As I also know that elliptic curve is in fact some kind of tori, then there natural question arises: Are tori for quasi-periodic motion in action-angle variables of some dynamical systems related in any way to algebraic structure like elliptic curve? Maybe some small dynamical systems and some elliptic curves are related in some way?
The most interesting in this matter is for me the size of space of elliptic functions: its quite small, every elliptic curve is rational function of Weiestrass function, and its derivative. Has this property any analogy in integrable dynamical systems theory?
As isomorphic elliptic curves shares some invariants, it is also interesting it they have any "dynamical meaning".
Best Answer
If your system is algebraic, then you bet! More generally, you can get abelian varieties as the fibers for many interesting integrable systems. Google the following for more: algebraic complete integrable Hamiltonian system, Calogero-Moser System, Hitchin System.
As for elliptic curves, they'll only pop out in low dimensional cases, because otherwise, the fibers have to have larger dimension.

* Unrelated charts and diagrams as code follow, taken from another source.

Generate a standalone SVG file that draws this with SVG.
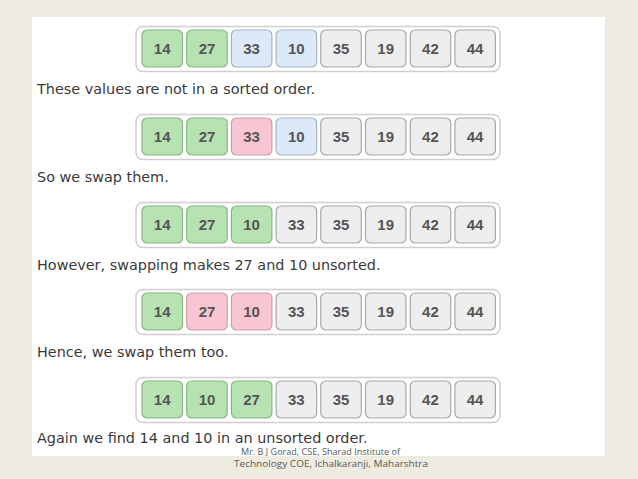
<svg xmlns="http://www.w3.org/2000/svg" width="638" height="479" viewBox="0 0 638 479">
<style>
.bg{fill:#eeebe0}
.panel{fill:#ffffff}
.ctr{fill:#ffffff;stroke:#cfcfcf;stroke-width:1.5}
.b{stroke-width:1.2}
.g{fill:#b6e3b1;stroke:#86b882}
.bl{fill:#dce9f9;stroke:#a3b3c9}
.n{fill:#eeeeee;stroke:#a8a8a8}
.p{fill:#f8c6d2;stroke:#c9a0a8}
.num{font-family:"Liberation Sans",Arial,sans-serif;font-weight:bold;font-size:15px;fill:#555;text-anchor:middle}
.cap{font-family:"DejaVu Sans",Verdana,sans-serif;font-size:14.4px;fill:#3a3a3a}
.ft{font-family:"Open Sans","Liberation Sans",sans-serif;font-size:9.2px;fill:#5a5a5a;text-anchor:middle}
</style>
<rect class="bg" x="0" y="0" width="638" height="479"/>
<rect class="panel" x="32" y="17" width="573" height="439"/>

<g id="row1">
<rect class="ctr" x="136" y="26.5" width="364" height="45" rx="7"/>
<rect class="b g" x="142" y="30" width="40.5" height="37" rx="5"/><text class="num" x="162.2" y="54">14</text>
<rect class="b g" x="186.7" y="30" width="40.5" height="37" rx="5"/><text class="num" x="207" y="54">27</text>
<rect class="b bl" x="231.4" y="30" width="40.5" height="37" rx="5"/><text class="num" x="251.6" y="54">33</text>
<rect class="b bl" x="276.1" y="30" width="40.5" height="37" rx="5"/><text class="num" x="296.3" y="54">10</text>
<rect class="b n" x="320.8" y="30" width="40.5" height="37" rx="5"/><text class="num" x="341" y="54">35</text>
<rect class="b n" x="365.5" y="30" width="40.5" height="37" rx="5"/><text class="num" x="385.7" y="54">19</text>
<rect class="b n" x="410.2" y="30" width="40.5" height="37" rx="5"/><text class="num" x="430.4" y="54">42</text>
<rect class="b n" x="454.9" y="30" width="40.5" height="37" rx="5"/><text class="num" x="475.1" y="54">44</text>
</g>
<text id="t1" class="cap" x="37" y="94">These values are not in a sorted order.</text>

<g id="row2">
<rect class="ctr" x="136" y="114.5" width="364" height="45" rx="7"/>
<rect class="b g" x="142" y="118" width="40.5" height="37" rx="5"/><text class="num" x="162.2" y="142">14</text>
<rect class="b g" x="186.7" y="118" width="40.5" height="37" rx="5"/><text class="num" x="207" y="142">27</text>
<rect class="b p" x="231.4" y="118" width="40.5" height="37" rx="5"/><text class="num" x="251.6" y="142">33</text>
<rect class="b bl" x="276.1" y="118" width="40.5" height="37" rx="5"/><text class="num" x="296.3" y="142">10</text>
<rect class="b n" x="320.8" y="118" width="40.5" height="37" rx="5"/><text class="num" x="341" y="142">35</text>
<rect class="b n" x="365.5" y="118" width="40.5" height="37" rx="5"/><text class="num" x="385.7" y="142">19</text>
<rect class="b n" x="410.2" y="118" width="40.5" height="37" rx="5"/><text class="num" x="430.4" y="142">42</text>
<rect class="b n" x="454.9" y="118" width="40.5" height="37" rx="5"/><text class="num" x="475.1" y="142">44</text>
</g>
<text id="t2" class="cap" x="37" y="182">So we swap them.</text>

<g id="row3">
<rect class="ctr" x="136" y="202.5" width="364" height="45" rx="7"/>
<rect class="b g" x="142" y="206" width="40.5" height="37" rx="5"/><text class="num" x="162.2" y="230">14</text>
<rect class="b g" x="186.7" y="206" width="40.5" height="37" rx="5"/><text class="num" x="207" y="230">27</text>
<rect class="b g" x="231.4" y="206" width="40.5" height="37" rx="5"/><text class="num" x="251.6" y="230">10</text>
<rect class="b n" x="276.1" y="206" width="40.5" height="37" rx="5"/><text class="num" x="296.3" y="230">33</text>
<rect class="b n" x="320.8" y="206" width="40.5" height="37" rx="5"/><text class="num" x="341" y="230">35</text>
<rect class="b n" x="365.5" y="206" width="40.5" height="37" rx="5"/><text class="num" x="385.7" y="230">19</text>
<rect class="b n" x="410.2" y="206" width="40.5" height="37" rx="5"/><text class="num" x="430.4" y="230">42</text>
<rect class="b n" x="454.9" y="206" width="40.5" height="37" rx="5"/><text class="num" x="475.1" y="230">44</text>
</g>
<text id="t3" class="cap" x="37" y="270">However, swapping makes 27 and 10 unsorted.</text>

<g id="row4">
<rect class="ctr" x="136" y="289.5" width="364" height="45" rx="7"/>
<rect class="b g" x="142" y="293" width="40.5" height="37" rx="5"/><text class="num" x="162.2" y="317">14</text>
<rect class="b p" x="186.7" y="293" width="40.5" height="37" rx="5"/><text class="num" x="207" y="317">27</text>
<rect class="b p" x="231.4" y="293" width="40.5" height="37" rx="5"/><text class="num" x="251.6" y="317">10</text>
<rect class="b n" x="276.1" y="293" width="40.5" height="37" rx="5"/><text class="num" x="296.3" y="317">33</text>
<rect class="b n" x="320.8" y="293" width="40.5" height="37" rx="5"/><text class="num" x="341" y="317">35</text>
<rect class="b n" x="365.5" y="293" width="40.5" height="37" rx="5"/><text class="num" x="385.7" y="317">19</text>
<rect class="b n" x="410.2" y="293" width="40.5" height="37" rx="5"/><text class="num" x="430.4" y="317">42</text>
<rect class="b n" x="454.9" y="293" width="40.5" height="37" rx="5"/><text class="num" x="475.1" y="317">44</text>
</g>
<text id="t4" class="cap" x="37" y="357">Hence, we swap them too.</text>

<g id="row5">
<rect class="ctr" x="136" y="377.5" width="364" height="45" rx="7"/>
<rect class="b g" x="142" y="381" width="40.5" height="37" rx="5"/><text class="num" x="162.2" y="405">14</text>
<rect class="b g" x="186.7" y="381" width="40.5" height="37" rx="5"/><text class="num" x="207" y="405">10</text>
<rect class="b g" x="231.4" y="381" width="40.5" height="37" rx="5"/><text class="num" x="251.6" y="405">27</text>
<rect class="b n" x="276.1" y="381" width="40.5" height="37" rx="5"/><text class="num" x="296.3" y="405">33</text>
<rect class="b n" x="320.8" y="381" width="40.5" height="37" rx="5"/><text class="num" x="341" y="405">35</text>
<rect class="b n" x="365.5" y="381" width="40.5" height="37" rx="5"/><text class="num" x="385.7" y="405">19</text>
<rect class="b n" x="410.2" y="381" width="40.5" height="37" rx="5"/><text class="num" x="430.4" y="405">42</text>
<rect class="b n" x="454.9" y="381" width="40.5" height="37" rx="5"/><text class="num" x="475.1" y="405">44</text>
</g>
<text id="t5" class="cap" x="37" y="443">Again we find 14 and 10 in an unsorted order.</text>

<g id="footer">
<text class="ft" x="320.5" y="455" textLength="159" lengthAdjust="spacingAndGlyphs">Mr. B J Gorad, CSE, Sharad Institute of</text>
<text class="ft" x="331" y="467" textLength="194" lengthAdjust="spacingAndGlyphs">Technology COE, Ichalkaranji, Maharshtra</text>
</g>
</svg>
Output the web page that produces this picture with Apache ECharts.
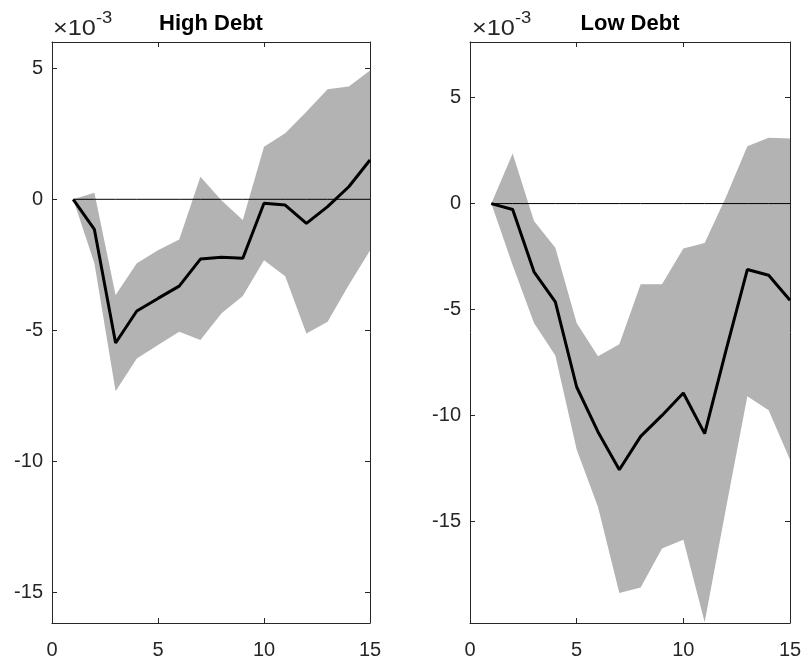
<!DOCTYPE html>
<html lang="en">
<head>
    <meta charset="UTF-8">
    <title>High Debt / Low Debt</title>
    <script src="https://cdn.jsdelivr.net/npm/echarts@6.0.0/dist/echarts.min.js"></script>
    <style>
        body { margin: 0; background: #fff; }
        #chart { width: 805px; height: 660px; }
    </style>
</head>
<body>
    <div id="chart"></div>
    <script>
        // horizon (periods)
        const horizon = [1, 2, 3, 4, 5, 6, 7, 8, 9, 10, 11, 12, 13, 14, 15];

        // High Debt (x 10^-3)
        const highMean  = [0, -1.15, -5.48, -4.26, -3.78, -3.31, -2.28, -2.21, -2.25, -0.15, -0.22, -0.92, -0.28, 0.48, 1.50];
        const highUpper = [0, 0.25, -3.65, -2.44, -1.94, -1.53, 0.86, -0.05, -0.79, 2.00, 2.52, 3.34, 4.20, 4.30, 4.91];
        const highLower = [0, -2.44, -7.32, -6.07, -5.56, -5.05, -5.37, -4.35, -3.69, -2.32, -2.93, -5.12, -4.67, -3.27, -1.95];

        // Low Debt (x 10^-3)
        const lowMean  = [0, -0.28, -3.22, -4.64, -8.65, -10.77, -12.55, -10.98, -9.99, -8.93, -10.85, -6.92, -3.11, -3.38, -4.56];
        const lowUpper = [0, 2.36, -0.82, -2.08, -5.63, -7.20, -6.64, -3.81, -3.81, -2.12, -1.86, 0.31, 2.70, 3.10, 3.07];
        const lowLower = [0, -2.91, -5.63, -7.16, -11.60, -14.31, -18.37, -18.11, -16.27, -15.85, -19.75, -14.37, -9.09, -9.75, -12.08];

        const yTicks = [-15, -10, -5, 0, 5];
        const titles = ['High Debt', 'Low Debt'];

        const chart = echarts.init(document.getElementById('chart'));

        const axisColor = '#262626';
        const font = 'Liberation Sans, Arial, sans-serif';

        function xAxes(gridIndex) {
            const base = {
                gridIndex: gridIndex, type: 'value', min: 0, max: 15, interval: 5,
                splitLine: { show: false },
                axisLine: { show: true, onZero: false, lineStyle: { color: axisColor, width: 1 } },
                axisTick: { show: true, inside: true, length: 5, lineStyle: { color: axisColor } }
            };
            return [
                Object.assign({}, base, {
                    position: 'bottom',
                    axisLabel: { show: true, color: axisColor, fontSize: 20, fontFamily: font, margin: 17 }
                }),
                Object.assign({}, base, { position: 'top', axisLabel: { show: false } })
            ];
        }

        function yAxes(gridIndex, min, max) {
            const base = {
                gridIndex: gridIndex, type: 'value', min: min, max: max,
                splitLine: { show: false },
                axisLine: { show: true, onZero: false, lineStyle: { color: axisColor, width: 1 } },
                axisTick: { show: true, inside: true, length: 5, customValues: yTicks, lineStyle: { color: axisColor } }
            };
            return [
                Object.assign({}, base, {
                    position: 'left',
                    axisLabel: { show: true, customValues: yTicks, color: axisColor, fontSize: 20, fontFamily: font, margin: 9 }
                }),
                Object.assign({}, base, { position: 'right', axisLabel: { show: false } })
            ];
        }

        function bandSeries(axisBase, lower, upper) {
            return {
                type: 'custom',
                xAxisIndex: axisBase, yAxisIndex: axisBase,
                data: horizon.map((x, i) => [x, lower[i], upper[i]]),
                encode: { x: 0, y: [1, 2] },
                silent: true,
                z: 1,
                renderItem: function (params, api) {
                    if (params.dataIndex !== 0) return;
                    const pts = [];
                    for (let i = 0; i < horizon.length; i++) pts.push(api.coord([horizon[i], upper[i]]));
                    for (let i = horizon.length - 1; i >= 0; i--) pts.push(api.coord([horizon[i], lower[i]]));
                    return { type: 'polygon', shape: { points: pts }, style: { fill: '#b3b3b3', stroke: null } };
                }
            };
        }

        function zeroSeries(axisBase) {
            return {
                type: 'line', xAxisIndex: axisBase, yAxisIndex: axisBase,
                data: horizon.map(x => [x, 0]),
                showSymbol: false, silent: true, z: 2,
                lineStyle: { color: '#000', width: 1 }
            };
        }

        function meanSeries(axisBase, values) {
            return {
                type: 'line', xAxisIndex: axisBase, yAxisIndex: axisBase,
                data: horizon.map((x, i) => [x, values[i]]),
                showSymbol: false, silent: true, z: 3,
                lineStyle: { color: '#000', width: 3 }
            };
        }

        // "x10^-3" exponent note above each y axis
        function expLabel(x) {
            return {
                type: 'text', x: x, y: 11, scaleX: 1.15,
                style: {
                    text: '{a|\u00d710}{b|-3}',
                    fill: axisColor,
                    rich: {
                        a: { fontSize: 22, fontFamily: font, lineHeight: 29, verticalAlign: 'bottom', fill: axisColor },
                        b: { fontSize: 16, fontFamily: font, lineHeight: 29, verticalAlign: 'top', fill: axisColor }
                    }
                }
            };
        }

        function titleLabel(x, text) {
            return {
                type: 'text', x: x, y: 24,
                style: {
                    text: text, fill: '#000', fontSize: 22, fontWeight: 'bold', fontFamily: font,
                    align: 'center', verticalAlign: 'middle'
                }
            };
        }

        chart.setOption({
            animation: false,
            grid: [
                { left: 52, right: 435, top: 42, bottom: 37 },
                { left: 470, right: 15, top: 42, bottom: 37 }
            ],
            xAxis: xAxes(0).concat(xAxes(1)),
            yAxis: yAxes(0, -16.16, 6.0).concat(yAxes(1, -19.78, 7.62)),
            series: [
                bandSeries(0, highLower, highUpper),
                zeroSeries(0),
                meanSeries(0, highMean),
                bandSeries(2, lowLower, lowUpper),
                zeroSeries(2),
                meanSeries(2, lowMean)
            ],
            graphic: [
                expLabel(53), titleLabel(211, titles[0]),
                expLabel(472), titleLabel(630, titles[1])
            ]
        });
    </script>
</body>
</html>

As for the latter, it depends what you might want. I've seen the definition of integrable given by "can be solved by a sequence of quadratures" and in this terminology, you can check that an algebraic system you're always working with the global section of the theta function on the abelian variety, which is the unique (up to scaling) global section of the theta divisor on the abelian variety, which for an elliptic curve, is just the Weierstrass function.